Semula, kami hanya ingin memandangi Danau Beratan dalam rintik-rintik hujan. Ternyata, jas hujan dan rintik yang menderas mengundang kami untuk melakukan shooting gambar di sana. Tersebutlah seorang reporter Awesome Tvchannel, cameragirl, produser, kru TV, dan seorang yang menyamar sebagai warga setempat, memeragakan reportase suasana banjir di danau yang memang terendam air, tentunya. Nah, itu baru satu drama. Tak terhitung berapa banyak drama yang kami buat selama perjalanan ini.

Umm, bukan cuma drama sih.. Ada pula kisah heroik penyelamatan ulat bulu dan pemotretan bayi ular yang imut (*hoeekk).
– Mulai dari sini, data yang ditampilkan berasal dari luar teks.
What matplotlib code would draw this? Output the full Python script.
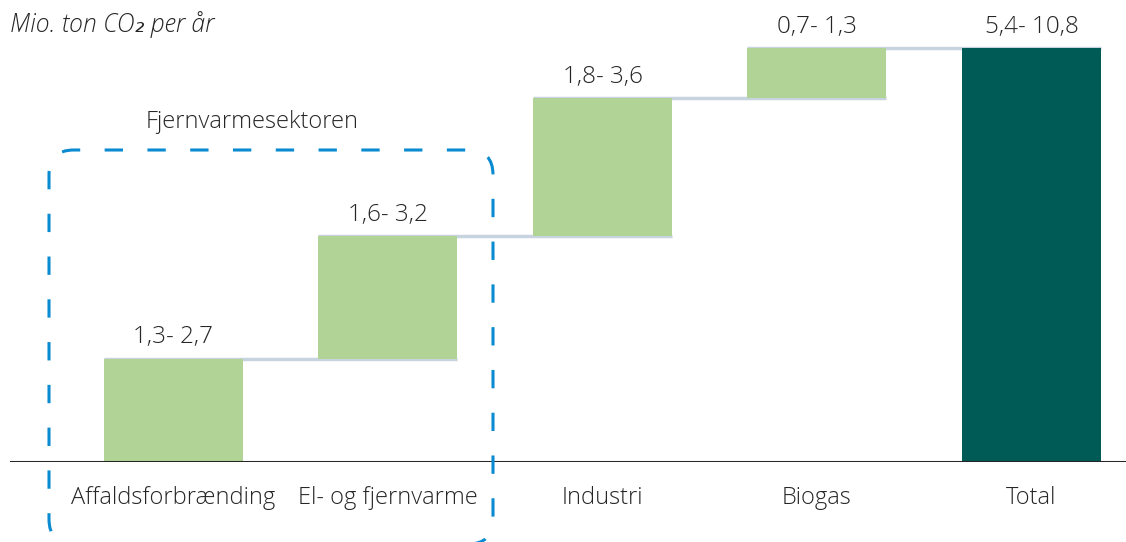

Bukan juga cuma drama, kami benar-benar merekam setiap tempat yang kami singgahi bersama host dan co-host paling hits…di kelompok trip kami. Kok kelompok ya bahasanya…berasa tugas kuliah. Tapi jangan samakan perjalanan kami dengan karyawisata atau darmawisata setingkat pelajar. Tingkatannya masih ga jauh-jauh dari level mahasiswa kok. Ups..
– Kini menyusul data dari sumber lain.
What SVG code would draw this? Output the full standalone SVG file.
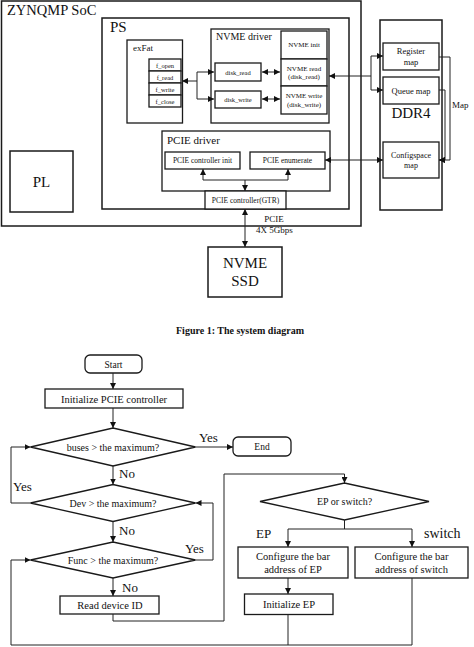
<svg xmlns="http://www.w3.org/2000/svg" width="474" height="647" viewBox="0 0 474 647" font-family="'Liberation Serif', 'Times New Roman', serif">
<defs>
<style>
text{font-family:"Liberation Serif","Times New Roman",serif;fill:#111}
.b{fill:none;stroke:#1a1a1a;stroke-width:1.5}
.s{fill:#fff;stroke:#1a1a1a;stroke-width:1.3}
.c{fill:none;stroke:#222;stroke-width:1}
.m{text-anchor:middle;font-family:"Liberation Serif","Times New Roman",serif}
</style>
<marker id="ah" viewBox="0 0 10 10" refX="10" refY="5" markerWidth="6" markerHeight="6" orient="auto-start-reverse" markerUnits="userSpaceOnUse"><path d="M0,0 L10,5 L0,10 z" fill="#111"/></marker>
</defs>
<rect width="474" height="647" fill="#fff"/>

<g id="soc"><rect x="1.5" y="1" width="359.5" height="225" class="b" stroke="#333"/><text x="7" y="15" font-size="14.5">ZYNQMP SoC</text></g>
<g id="ps"><rect x="102" y="18" width="247" height="191" class="b"/><text x="110" y="32" font-size="15">PS</text></g>
<g id="pl"><rect x="10" y="151" width="63" height="61" class="b"/><text x="41.5" y="187" font-size="15" class="m">PL</text></g>

<g id="exfat"><rect x="127" y="40" width="55.5" height="83" class="s"/><text x="133" y="51" font-size="9">exFat</text>
<rect x="149" y="59" width="32" height="12" class="s"/><text x="165" y="67.5" font-size="6.5" class="m">f_open</text>
<rect x="149" y="71" width="32" height="12" class="s"/><text x="165" y="79.5" font-size="6.5" class="m">f_read</text>
<rect x="149" y="83" width="32" height="12" class="s"/><text x="165" y="91.5" font-size="6.5" class="m">f_write</text>
<rect x="149" y="95" width="32" height="12" class="s"/><text x="165" y="103.5" font-size="6.5" class="m">f_close</text></g>

<g id="nvmedrv"><rect x="211" y="29" width="118" height="94" class="s"/><text x="216" y="40" font-size="10">NVME driver</text>
<rect x="215" y="63" width="46" height="18" class="s"/><text x="238" y="74.5" font-size="6.5" class="m">disk_read</text>
<rect x="215" y="91" width="46" height="17" class="s"/><text x="238" y="102" font-size="6.5" class="m">disk_write</text>
<rect x="281" y="31" width="46" height="28" class="s"/><text x="304" y="47" font-size="7" class="m">NVME init</text>
<rect x="281" y="59" width="46" height="27" class="s"/><text x="304" y="70.5" font-size="7" class="m">NVME read</text><text x="304" y="79" font-size="7" class="m">(disk_read)</text>
<rect x="281" y="86" width="46" height="28" class="s"/><text x="304" y="97.5" font-size="7" class="m">NVME write</text><text x="304" y="106.5" font-size="7" class="m">(disk_write)</text></g>

<g id="pciedrv"><rect x="162" y="131" width="168" height="60" class="s"/><text x="167" y="144" font-size="11">PCIE driver</text>
<rect x="165" y="152" width="75" height="17" class="s"/><text x="202.5" y="163" font-size="7.5" class="m">PCIE controller init</text>
<rect x="250" y="152" width="75" height="17" class="s"/><text x="287.5" y="163" font-size="7.5" class="m">PCIE enumerate</text></g>
<g id="gtr"><rect x="205" y="191" width="81" height="18" class="s"/><text x="245.5" y="203" font-size="7.5" class="m">PCIE controller(GTR)</text></g>

<g id="ddr4"><rect x="380" y="20" width="62" height="190" class="b"/><text x="411" y="118" font-size="15" class="m">DDR4</text>
<rect x="383" y="43" width="56" height="27" class="s"/><text x="411" y="54" font-size="8.5" class="m">Register</text><text x="411" y="65" font-size="8.5" class="m">map</text>
<rect x="383" y="77" width="56" height="27" class="s"/><text x="411" y="93.5" font-size="8.5" class="m">Queue map</text>
<rect x="383" y="142" width="56" height="36" class="s"/><text x="411" y="157.5" font-size="8" class="m">Configspace</text><text x="411" y="168" font-size="8" class="m">map</text></g>
<text x="452" y="108" font-size="9">Map</text>

<g id="ssd"><rect x="208" y="247" width="74" height="50" class="b"/><text x="245" y="268" font-size="15" class="m">NVME</text><text x="245" y="286" font-size="15" class="m">SSD</text></g>
<text x="274" y="222" font-size="9" class="m">PCIE</text><text x="274.5" y="233" font-size="9" class="m">4X 5Gbps</text>

<text x="240" y="334" font-size="10" font-weight="bold" class="m">Figure 1: The system diagram</text>

<g id="start"><rect x="85" y="355" width="57" height="18" rx="5" class="s"/><text x="113.5" y="368" font-size="9.5" class="m">Start</text></g>
<g id="init"><rect x="45" y="389" width="138" height="19" class="s"/><text x="114" y="403" font-size="10.5" class="m">Initialize PCIE controller</text></g>
<g id="d1"><path d="M30.5,447 L113,428 L195.5,447 L113,466 Z" class="s"/><text x="113" y="450.5" font-size="10" class="m">buses &gt; the maximum?</text></g>
<g id="end"><rect x="233" y="437" width="58" height="19" rx="5" class="s"/><text x="262" y="450" font-size="9.5" class="m">End</text></g>
<g id="d2"><path d="M30.5,503 L113,484.5 L195.5,503 L113,521.5 Z" class="s"/><text x="113" y="506.5" font-size="10" class="m">Dev &gt; the maximum?</text></g>
<g id="d3"><path d="M30.5,560 L113,542 L195.5,560 L113,578 Z" class="s"/><text x="113" y="563.5" font-size="10" class="m">Func &gt; the maximum?</text></g>
<g id="readid"><rect x="60" y="596" width="99" height="18" class="s"/><text x="110" y="608.5" font-size="10.5" class="m">Read device ID</text></g>
<g id="d4"><path d="M260,501.5 L344.5,483 L429,501.5 L344.5,520 Z" class="s"/><text x="344.5" y="505" font-size="10" class="m">EP or switch?</text></g>
<g id="cfgep"><rect x="238" y="547" width="110" height="31" class="s"/><text x="293" y="560" font-size="10.5" class="m">Configure the bar</text><text x="293" y="572.5" font-size="10.5" class="m">address of EP</text></g>
<g id="cfgsw"><rect x="355" y="547" width="113" height="31" class="s"/><text x="411.5" y="560" font-size="10.5" class="m">Configure the bar</text><text x="411.5" y="572.5" font-size="10.5" class="m">address of switch</text></g>
<g id="initep"><rect x="244.5" y="594" width="88.5" height="20.5" class="s"/><text x="289" y="607.5" font-size="10.5" class="m">Initialize EP</text></g>

<g id="labels" font-size="13">
<text x="199" y="442">Yes</text><text x="119" y="478">No</text><text x="13" y="491">Yes</text><text x="119" y="535">No</text><text x="185" y="553">Yes</text><text x="122" y="592">No</text>
<text x="256" y="538">EP</text><text x="424" y="538" font-size="14">switch</text>
</g>

<g id="connectors" class="c">
<path d="M197,72 V99"/><path d="M197,72 H214" marker-end="url(#ah)"/><path d="M197,99 H214" marker-end="url(#ah)"/><path d="M197,81 H182" marker-end="url(#ah)"/>
<path d="M262,72 H280" marker-start="url(#ah)" marker-end="url(#ah)"/><path d="M262,99 H280" marker-start="url(#ah)" marker-end="url(#ah)"/>
<path d="M371,76 H329" marker-end="url(#ah)"/><path d="M371,56 V90"/><path d="M371,56 H383" marker-end="url(#ah)"/><path d="M371,90 H383" marker-end="url(#ah)"/>
<path d="M439,57 H450 V160 H439" marker-end="url(#ah)"/><path d="M439,90 H445 V160 H439" marker-end="url(#ah)"/>
<path d="M325,160 H383" marker-start="url(#ah)" marker-end="url(#ah)"/>
<path d="M203,180 H288"/><path d="M203,180 V169" marker-end="url(#ah)"/><path d="M288,180 V169" marker-end="url(#ah)"/><path d="M245,180 V191" marker-end="url(#ah)"/>
<path d="M245,209 V247" marker-start="url(#ah)" marker-end="url(#ah)"/>
<path d="M113,373 V389" marker-end="url(#ah)"/>
<path d="M113,408 V428" marker-end="url(#ah)"/>
<path d="M195.5,447 H233" marker-end="url(#ah)"/>
<path d="M113,466 V484.5" marker-end="url(#ah)"/>
<path d="M30.5,503 H11 V447 H30.5" marker-end="url(#ah)"/>
<path d="M113,521.5 V542" marker-end="url(#ah)"/>
<path d="M195.5,560 H213 V503 H195.5" marker-end="url(#ah)"/>
<path d="M113,578 V596" marker-end="url(#ah)"/>
<path d="M113,614 V621 H224 V474 H344.5 V483" marker-end="url(#ah)"/>
<path d="M344.5,520 V529"/><path d="M288,529 H412"/><path d="M288,529 V547" marker-end="url(#ah)"/><path d="M412,529 V547" marker-end="url(#ah)"/>
<path d="M288,578 V594" marker-end="url(#ah)"/>
<path d="M288,614.5 V645"/><path d="M412,578 V645 H11 V560 H30.5" marker-end="url(#ah)"/>
</g>
</svg>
Sudah terbayang, kan, bahwa semula, perjalanan ini adalah liburan. Tapi, di tengah perjalanan berkembang menjadi semacam ospek militer. Tak disangka, kami dilepas begitu saja oleh pemandu kami, yang mantan marinir, untuk menjelajah Goa Istana dan Goa Mayangkoro di Taman Nasional Alas Purwo. Goa yang untuk mencapainya saja perlu mendaki dan menaiki tangga vertikal 90 derajat! Pagi harinya kami baru saja mendaki Kawah Ijen. Dan esoknya kami ditantang menembus bukit demi rute tercepat mencapai Teluk Hijau. Rute tercepat ini, konon, baru dibuat satu bulan yang lalu, sehingga pemandu kami masih harus membuka jalan dengan memangkas pohon-pohon yang menghadang ataupun memadatkan tanah sebagai pijakan. Tak heran jika kami malah ingin libur dari jadwal liburan ini. Liburan bisa sedemikian menekan.. OMG!
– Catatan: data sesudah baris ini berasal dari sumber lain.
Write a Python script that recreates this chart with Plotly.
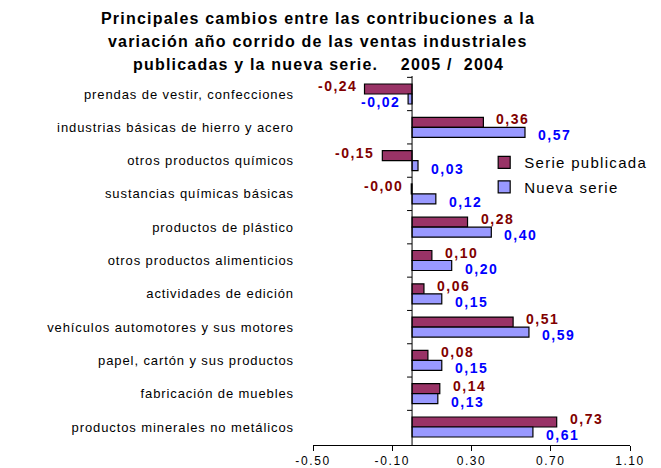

Semula, kami bertekad melihat bule eh blue fire di Kawah Ijen. Sayangnya, gate baru dibuka pukul 3 subuh padahal kami sudah menunggu dari jam 1 dini hari. Tampaknya kami rombongan pertama yang masuk, tapi kami biarkan saja beberapa rombongan mendahului kami. Demi janji bersama bersepuluh, blue fire tak lagi penting. Selain itu, kami juga membiarkan paru-paru berfungsi dengan nyaman, tidak memaksanya terlalu berat bekerja. Di atas sana, toh kami masih bisa menjumpai matahari terbit. Dan tak ada yang lebih menyenangkan daripada menyelesaikan perjalanan bersama-sama, bukan?

Semula, kami tak saling kenal. Sampai-sampai ada yang perlu membaca tentang background pendidikan agar bisa membuka percakapan. Tapi dalam dua hari saja rasanya kami sudah berebut saling mencela dan menertawakan.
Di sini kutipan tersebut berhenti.